Exclude the pictures, then repeat the remaining data exactly.

§ **RECORDED INFORMATION**:
● ● ● ● ● ● ●

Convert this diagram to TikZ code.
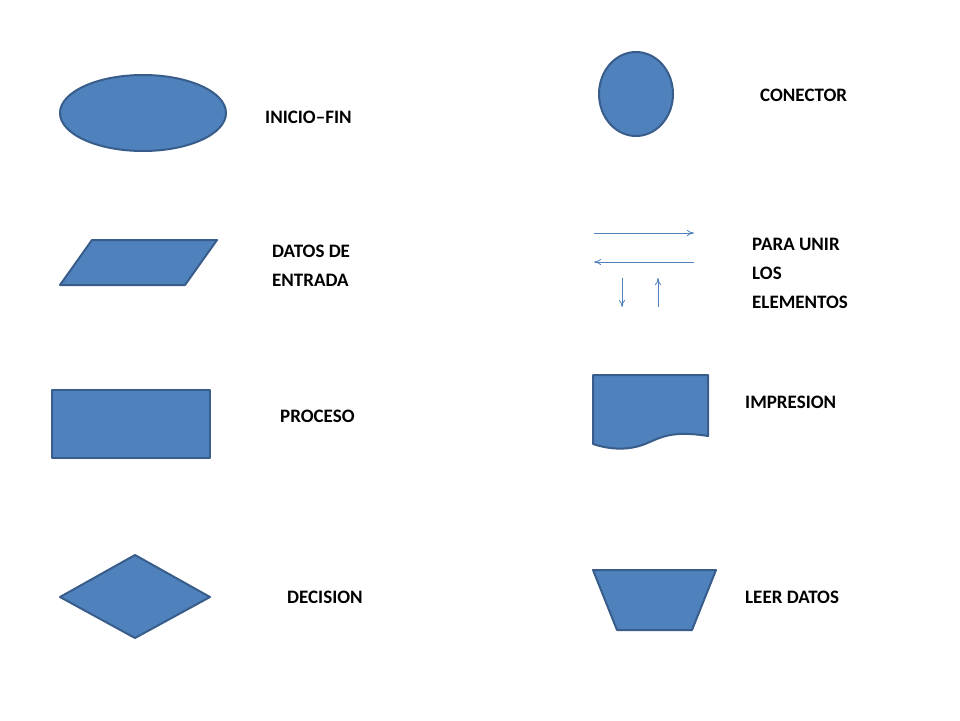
\documentclass[tikz,border=0pt]{standalone}
\usepackage{fontspec}
\setmainfont{Carlito}
\usetikzlibrary{arrows.meta}
\definecolor{fillb}{HTML}{4F81BD}
\definecolor{lineb}{HTML}{385D8A}
\begin{document}
\begin{tikzpicture}[x=1pt,y=-1pt,
  shp/.style={fill=fillb,draw=lineb,line width=2pt,line join=round},
  lbl/.style={anchor=west,font=\fontsize{19}{29}\selectfont\bfseries,align=left,inner sep=0pt},
  conn/.style={draw=fillb,line width=0.8pt,-{To[length=7pt,width=6pt]}}]
\useasboundingbox (0,0) rectangle (960,720);
\fill[white] (0,0) rectangle (960,720);
% left column
\draw[shp] (143,113) ellipse [x radius=83,y radius=38];
\node[lbl] (l1) at (265,117) {INICIO--FIN};
\draw[shp] (60,285) -- (92,240) -- (217,240) -- (185,285) -- cycle;
\node[lbl] (l2) at (272,266) {DATOS DE\\ENTRADA};
\draw[shp] (52,390) rectangle (210,458);
\node[lbl] (l3) at (280,416) {PROCESO};
\draw[shp] (60,597) -- (135,555) -- (210,597) -- (135,638) -- cycle;
\node[lbl] (l4) at (287,597) {DECISION};
% right column
\draw[shp] (636,94) ellipse [x radius=37,y radius=42];
\node[lbl] (r1) at (760,95) {CONECTOR};
\coordinate (a1) at (594,233); \coordinate (a2) at (694,233);
\coordinate (b1) at (694,262); \coordinate (b2) at (594,262);
\coordinate (c1) at (622,278); \coordinate (c2) at (622,307);
\coordinate (d1) at (658,307); \coordinate (d2) at (658,278);
\draw[conn] (a1) -- (a2);
\draw[conn] (b1) -- (b2);
\draw[conn] (c1) -- (c2);
\draw[conn] (d1) -- (d2);
\node[lbl] (r2) at (752,273) {PARA UNIR\\LOS\\ELEMENTOS};
\draw[shp] (593,375) -- (708,375) -- (708,436)
  .. controls (670,430) and (660,438) .. (645,444)
  .. controls (625,452) and (605,448) .. (593,444) -- cycle;
\node[lbl] (r3) at (745,402) {IMPRESION};
\draw[shp] (593,570) -- (716,570) -- (692,630) -- (617,630) -- cycle;
\node[lbl] (r4) at (745,597) {LEER DATOS};
\end{tikzpicture}
\end{document}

● ● ● ● ● ● ●

§ **ANSWER IN FULL**:
Convert this diagram to TikZ code.
\documentclass[tikz,border=0pt]{standalone}
\usepackage{fontspec}
\setmainfont{Carlito}
\usetikzlibrary{arrows.meta}
\definecolor{fillb}{HTML}{4F81BD}
\definecolor{lineb}{HTML}{385D8A}
\begin{document}
\begin{tikzpicture}[x=1pt,y=-1pt,
  shp/.style={fill=fillb,draw=lineb,line width=2pt,line join=round},
  lbl/.style={anchor=west,font=\fontsize{19}{29}\selectfont\bfseries,align=left,inner sep=0pt},
  conn/.style={draw=fillb,line width=0.8pt,-{To[length=7pt,width=6pt]}}]
\useasboundingbox (0,0) rectangle (960,720);
\fill[white] (0,0) rectangle (960,720);
% left column
\draw[shp] (143,113) ellipse [x radius=83,y radius=38];
\node[lbl] (l1) at (265,117) {INICIO--FIN};
\draw[shp] (60,285) -- (92,240) -- (217,240) -- (185,285) -- cycle;
\node[lbl] (l2) at (272,266) {DATOS DE\\ENTRADA};
\draw[shp] (52,390) rectangle (210,458);
\node[lbl] (l3) at (280,416) {PROCESO};
\draw[shp] (60,597) -- (135,555) -- (210,597) -- (135,638) -- cycle;
\node[lbl] (l4) at (287,597) {DECISION};
% right column
\draw[shp] (636,94) ellipse [x radius=37,y radius=42];
\node[lbl] (r1) at (760,95) {CONECTOR};
\coordinate (a1) at (594,233); \coordinate (a2) at (694,233);
\coordinate (b1) at (694,262); \coordinate (b2) at (594,262);
\coordinate (c1) at (622,278); \coordinate (c2) at (622,307);
\coordinate (d1) at (658,307); \coordinate (d2) at (658,278);
\draw[conn] (a1) -- (a2);
\draw[conn] (b1) -- (b2);
\draw[conn] (c1) -- (c2);
\draw[conn] (d1) -- (d2);
\node[lbl] (r2) at (752,273) {PARA UNIR\\LOS\\ELEMENTOS};
\draw[shp] (593,375) -- (708,375) -- (708,436)
  .. controls (670,430) and (660,438) .. (645,444)
  .. controls (625,452) and (605,448) .. (593,444) -- cycle;
\node[lbl] (r3) at (745,402) {IMPRESION};
\draw[shp] (593,570) -- (716,570) -- (692,630) -- (617,630) -- cycle;
\node[lbl] (r4) at (745,597) {LEER DATOS};
\end{tikzpicture}
\end{document}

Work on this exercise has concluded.